Tam and I decided on another long walk yesterday, so headed down the valley and climbed the very steep hill up to Lady P's stud. When we first came here we bought a yearling palomino Section A colt from her (stable name Merlin). Although she is now in a Care Home, friends and neighbours still run the stud for her, on a small scale. Here is the broodmare band.
. . . and the first foal - very new, and not long born. Mum made sure she was between baby and us!
What an idyllic spot to live . . .
Above and below: Lovely views, On a clear day, a little further along, you can see the mountains.
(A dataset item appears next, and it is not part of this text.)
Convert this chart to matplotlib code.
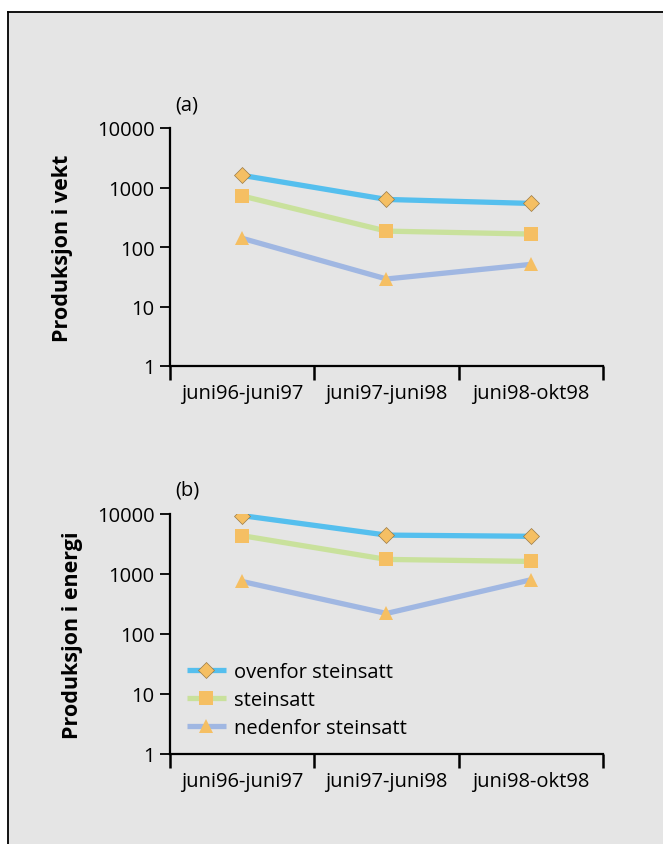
import numpy as np
import matplotlib
matplotlib.use("Agg")
import matplotlib.pyplot as plt
from matplotlib.patches import Rectangle
from matplotlib.lines import Line2D

# =============================================================================
# DATA
# =============================================================================
perioder = ["juni96-juni97", "juni97-juni98", "juni98-okt98"]
serier = ["ovenfor steinsatt", "steinsatt", "nedenfor steinsatt"]

# (a) produksjon i vekt
vekt_ovenfor = [1600, 630, 540]
vekt_steinsatt = [720, 185, 165]
vekt_nedenfor = [140, 29, 51]

# (b) produksjon i energi
energi_ovenfor = [9400, 4450, 4250]
energi_steinsatt = [4350, 1750, 1620]
energi_nedenfor = [750, 220, 800]

ytick_verdier = [1, 10, 100, 1000, 10000]

# =============================================================================
# STIL
# =============================================================================
plt.rcParams['font.family'] = ['Open Sans', 'DejaVu Sans']
BG = '#E5E5E5'
FS = 14.5
farger = ['#55BFEE', '#C9E19C', '#A0B7E2']
markorer = ['D', 's', '^']
msize = [8, 10.5, 10]
ORANSJE = '#F5BF63'

fig = plt.figure(figsize=(6.63, 8.45), dpi=100)
fig.patch.set_facecolor('white')

# grå bakgrunn med svart kant oppe og til venstre
x0, y0 = 7.5 / 663, 1 - 12.5 / 845
fig.patches.append(Rectangle((x0, 0), 1 - x0, y0, transform=fig.transFigure,
                             facecolor=BG, edgecolor='none', zorder=-10))
fig.lines.append(Line2D([x0, x0], [0, y0], transform=fig.transFigure, color='black',
                        lw=1.3, zorder=-9))
fig.lines.append(Line2D([x0, 1], [y0, y0], transform=fig.transFigure, color='black',
                        lw=1.3, zorder=-9))


def tegn_panel(ax, data, ylabel, bokstav, label_x):
    x = np.arange(len(perioder)) + 0.5
    for i, verdier in enumerate(data):
        ax.plot(x, verdier, color=farger[i], lw=3.8, zorder=2, solid_capstyle='butt',
                marker=markorer[i], markersize=msize[i], markerfacecolor=ORANSJE,
                markeredgecolor='#9a7a45' if markorer[i] == 'D' else ORANSJE,
                markeredgewidth=0.5 if markorer[i] == 'D' else 0,
                label=serier[i])
    ax.set_yscale('log')
    ax.set_ylim(1, 10000)
    ax.set_xlim(0, len(perioder))
    ax.set_facecolor('none')
    ax.set_yticks(ytick_verdier)
    ax.set_yticklabels([str(v) for v in ytick_verdier])
    ax.yaxis.set_minor_locator(matplotlib.ticker.NullLocator())
    ax.set_xticks(np.arange(len(perioder) + 1))
    ax.set_xticklabels([])
    ax.set_xticks(x, minor=True)
    ax.set_xticklabels(perioder, minor=True)
    ax.tick_params(axis='x', which='minor', length=0, labelsize=FS, pad=12)
    ax.tick_params(axis='x', which='major', direction='out', length=10, width=1.8)
    ax.tick_params(axis='y', direction='out', length=7, width=1.3, labelsize=FS, pad=4)
    for s in ['top', 'right']:
        ax.spines[s].set_visible(False)
    ax.spines['left'].set_linewidth(1.6)
    ax.spines['bottom'].set_linewidth(1.6)
    ax.set_ylabel(ylabel, fontsize=15.5, fontweight='bold')
    ax.yaxis.set_label_coords(label_x, 0.5)
    ax.text(0.012, 1.1, bokstav, transform=ax.transAxes, fontsize=FS, va='center')


ax1 = fig.add_axes([170 / 663, 1 - 367 / 845, 433 / 663, 238 / 845])
tegn_panel(ax1, [vekt_ovenfor, vekt_steinsatt, vekt_nedenfor], "Produksjon i vekt", "(a)", -0.225)

ax2 = fig.add_axes([170 / 663, 1 - 755 / 845, 433 / 663, 240 / 845])
tegn_panel(ax2, [energi_ovenfor, energi_steinsatt, energi_nedenfor], "Produksjon i energi", "(b)", -0.2)
ax2.legend(loc='upper left', bbox_to_anchor=(0.04, 0.385), frameon=False, fontsize=FS,
           handlelength=1.9, handletextpad=0.4, labelspacing=0.4, borderpad=0,
           borderaxespad=0)

fig.savefig("out.png", dpi=100, facecolor=fig.get_facecolor())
The lane ahead, with Bluebells . . .
These youngsters belong to Lletty Stud, who breed Thoroughbreds.
These appear to be White Campion (when they open). Rare in our neck of the woods. I say "appear" as the Calyx is not normally that deep red.
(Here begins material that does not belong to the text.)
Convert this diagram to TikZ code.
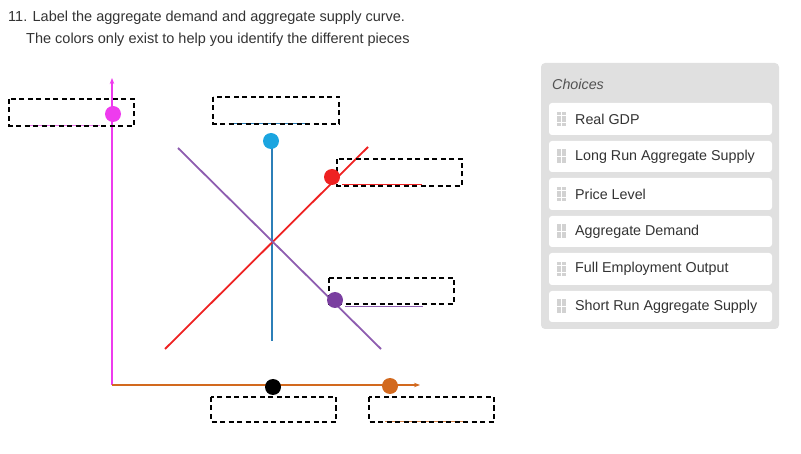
\documentclass[tikz,border=0pt]{standalone}
\usepackage{fontspec}
\setmainfont{Liberation Sans}
\usetikzlibrary{arrows.meta}
\definecolor{mag}{HTML}{EE3BEE}
\definecolor{bl}{HTML}{1BA5E0}
\definecolor{blline}{HTML}{2C7FB8}
\definecolor{rd}{HTML}{EE2222}
\definecolor{pu}{HTML}{7A3EA0}
\definecolor{pul}{HTML}{8E5DB0}
\definecolor{org}{HTML}{D2691E}
\definecolor{panel}{HTML}{E0E0E0}
\definecolor{txt}{HTML}{333333}
\tikzset{x=1pt,y=-1pt,
 lbox/.style={draw=black,line width=2pt,dash pattern=on 5pt off 3.5pt},
 dot/.style={circle,inner sep=0pt,minimum size=16pt},
 itxt/.style={anchor=west,font=\fontsize{14.3}{17}\selectfont,text=txt,inner sep=0pt}}
\begin{document}
\begin{tikzpicture}
\useasboundingbox (0,0) rectangle (801,454);
\node[anchor=west,font=\fontsize{14.5}{17}\selectfont,text=txt,inner sep=0pt] (t1) at (8,18) {11. Label the aggregate demand and aggregate supply curve.};
\node[anchor=west,font=\fontsize{14.5}{17}\selectfont,text=txt,inner sep=0pt] (t2) at (26,40) {The colors only exist to help you identify the different pieces};
% axes
\coordinate (o) at (112,385);
\coordinate (ytop) at (112,78);
\coordinate (xr) at (420,385);
\draw[mag,line width=1.8pt,-{Stealth[length=6pt]}] (o) -- (ytop);
\draw[org,line width=1.8pt,-{Stealth[length=6pt]}] (o) -- (xr);
% curves
\coordinate (lt) at (272,141); \coordinate (lb) at (272,341);
\draw[blline,line width=1.8pt] (lt) -- (lb);
\coordinate (s1) at (165,349); \coordinate (s2) at (368,147);
\draw[rd,line width=1.8pt] (s1) -- (s2);
\coordinate (d1) at (178,148); \coordinate (d2) at (381,349);
\draw[pul,line width=1.8pt] (d1) -- (d2);
% underlines
\draw[mag!70,line width=1pt] (25,126) -- (100,126);
\draw[blline,line width=1pt] (232,124) -- (310,124);
\draw[rd,line width=1pt] (342,185) -- (422,185);
\draw[pul,line width=1pt] (345,307) -- (423,307);
\draw[org!80,line width=1pt] (385,421) -- (463,421);
% boxes
\draw[lbox] (9,99) rectangle (134,126);
\draw[lbox] (213,97) rectangle (339,124);
\draw[lbox] (337,159) rectangle (462,186);
\draw[lbox] (329,278) rectangle (454,304);
\draw[lbox] (211,397) rectangle (336,422);
\draw[lbox] (369,397) rectangle (494,422);
% dots
\node[dot,fill=mag] (pm) at (113,114) {};
\node[dot,fill=bl] (pb) at (271,141) {};
\node[dot,fill=rd] (pr) at (332,177) {};
\node[dot,fill=pu] (pp) at (335,300) {};
\node[dot,fill=black] (pk) at (273,387) {};
\node[dot,fill=org] (po) at (390,386) {};
% panel
\fill[panel,rounded corners=4pt] (541,63) rectangle (779,329);
\node[anchor=west,font=\fontsize{14.3}{17}\selectfont\itshape,text=txt!85,inner sep=0pt] (ch) at (552,84) {Choices};
\foreach \ya/\yb/\t [count=\i] in {103/135/Real GDP,141/172/Long Run Aggregate Supply,178/210/Price Level,216/247/Aggregate Demand,253/285/Full Employment Output,291/322/Short Run Aggregate Supply}{
 \fill[white,rounded corners=3pt] (549,\ya) rectangle (772,\yb);
 \foreach \gx in {559,564} \foreach \gy in {-5.4,-1.8,1.8,5.4}
   \fill[gray!35] (\gx-1.6,{(\ya+\yb)/2+\gy-1.6}) rectangle ++(3.2,3.2);
 \node[itxt] (c\i) at (575,{(\ya+\yb)/2}) {\t};
}
\end{tikzpicture}
\end{document}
The first wild Aquilegias - they are mostly blue along this stretch of the lane.
Our favourite photo spot along the river.
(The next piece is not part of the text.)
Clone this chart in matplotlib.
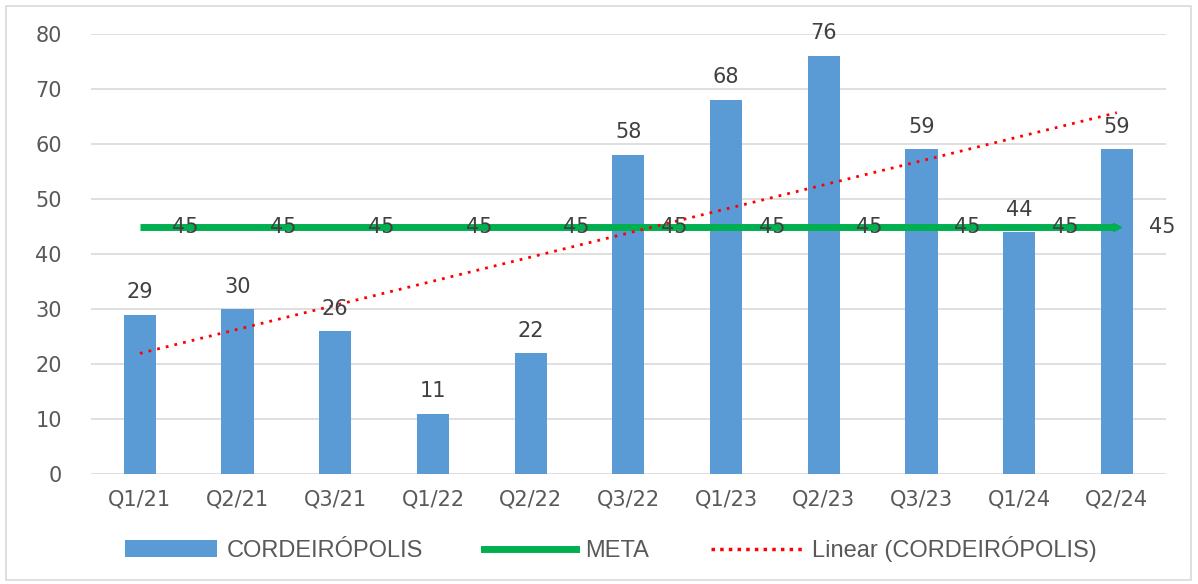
import numpy as np
import matplotlib.pyplot as plt
from matplotlib.patches import Rectangle
from matplotlib.lines import Line2D
from matplotlib.patches import Patch

categorias = ['Q1/21', 'Q2/21', 'Q3/21', 'Q1/22', 'Q2/22', 'Q3/22',
              'Q1/23', 'Q2/23', 'Q3/23', 'Q1/24', 'Q2/24']
cordeiropolis = [29, 30, 26, 11, 22, 58, 68, 76, 59, 44, 59]
meta = [45, 45, 45, 45, 45, 45, 45, 45, 45, 45, 45]

cor_barra = '#5B9BD5'
cor_meta = '#00B050'
cor_linear = '#FF0000'
cor_texto = '#404040'

fig = plt.figure(figsize=(11.98, 5.84), dpi=100)
ax = fig.add_axes([0.076, 0.188, 0.897, 0.754])

# moldura do gráfico
fig.patches.append(Rectangle((0.005, 0.007), 0.989, 0.983, transform=fig.transFigure,
                             fill=False, edgecolor='#d9d9d9', linewidth=1.2))

x = np.arange(len(categorias))

# barras
ax.bar(x, cordeiropolis, width=0.33, color=cor_barra, zorder=2)
for xi, v in zip(x, cordeiropolis):
    ax.annotate(str(v), xy=(xi, v), xytext=(0, 9), textcoords='offset points',
                ha='center', va='bottom', fontsize=15, color=cor_texto, zorder=5)

# meta
ax.plot(x, meta, color=cor_meta, linewidth=5, zorder=3, solid_capstyle='butt')
ax.plot([x[-1]], [meta[-1]], marker='>', color=cor_meta, markersize=6, zorder=3)
for xi, v in zip(x, meta):
    ax.annotate(str(v), xy=(xi, v), xytext=(33, 0), textcoords='offset points',
                ha='center', va='center', fontsize=15, color=cor_texto, zorder=5)

# tendência linear
coef = np.polyfit(x, cordeiropolis, 1)
ax.plot(x, np.polyval(coef, x), color=cor_linear, linestyle=(0, (1, 2.2)),
        linewidth=2, zorder=4)

ax.set_xlim(-0.5, len(categorias) - 0.5)
ax.set_ylim(0, 80)
ax.set_yticks(range(0, 81, 10))
ax.set_xticks(x)
ax.set_xticklabels(categorias)
ax.tick_params(axis='both', length=0, labelsize=15, colors='#595959')
ax.tick_params(axis='x', pad=11)
ax.tick_params(axis='y', pad=21)
ax.yaxis.grid(True, color='#d9d9d9', linewidth=1.2, zorder=0)
ax.set_axisbelow(True)
for s in ax.spines.values():
    s.set_visible(False)

handles = [
    Patch(facecolor=cor_barra, label='CORDEIRÓPOLIS'),
    Line2D([0], [0], color=cor_meta, linewidth=5, label='META'),
    Line2D([0], [0], color=cor_linear, linestyle=(0, (1, 1.5)), linewidth=2.5,
           label='Linear (CORDEIRÓPOLIS)'),
]
fig.legend(handles=handles, loc='center', bbox_to_anchor=(0.51, 0.06), ncol=3,
           frameon=False, handlelength=3.9, handleheight=0.75, handletextpad=0.4,
           columnspacing=2.6, labelcolor='#595959',
           prop={'family': 'Liberation Sans', 'size': 17})

fig.savefig('out.png', dpi=100)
One of several wonderful Copper Beeches at the bottom of the hill, near a neighbour's smallholding.
Tam's Real Seeds order arrived on Friday and she opened it yesterday (out of quarantine). Green Zebra vine tomatoes (some to be planted today), Organic "Devil's Tongue" Romaine Lettuce, Minnesota Midget Cantaloupe Melon (one to take over the polytunnel), Organic "Godlen Frill" Salad Mustard Green, Organic "Magenta Magic" Orach, and yellow "Touchon" carrots. Much sowing will be done today . . .
After our walk I helped Keith clear a bit more wood. Photo above shows the end of an ancient oak beam, with too much sapwood to save bits of it from woodworm. Looks like you could pull it apart with your hands doesn't it? YET - below - inside it was as hard as iron and took some cutting through with the chainsaw. You would struggle to get a nail in that!
Cats on the patio - Alfie (above)
The "wild boys" Sam and Squeaker, dozing in the flower bed.
The stripey boys, Ghengis and Theo.
Progress - the L-shaped raised bed finally dug right through and with Garlic left and rows of Leeks seeds just sown. The empty bit will have salad stuff in.
My Magnolia stellata sadly died one hot summer, but it has been clambered over my this wonderfully scented Clematis. It smells like Vanilla. I can't remember the name of it, but I can recommend it.
Right, off to do some more gardening before the weather changes for the worse.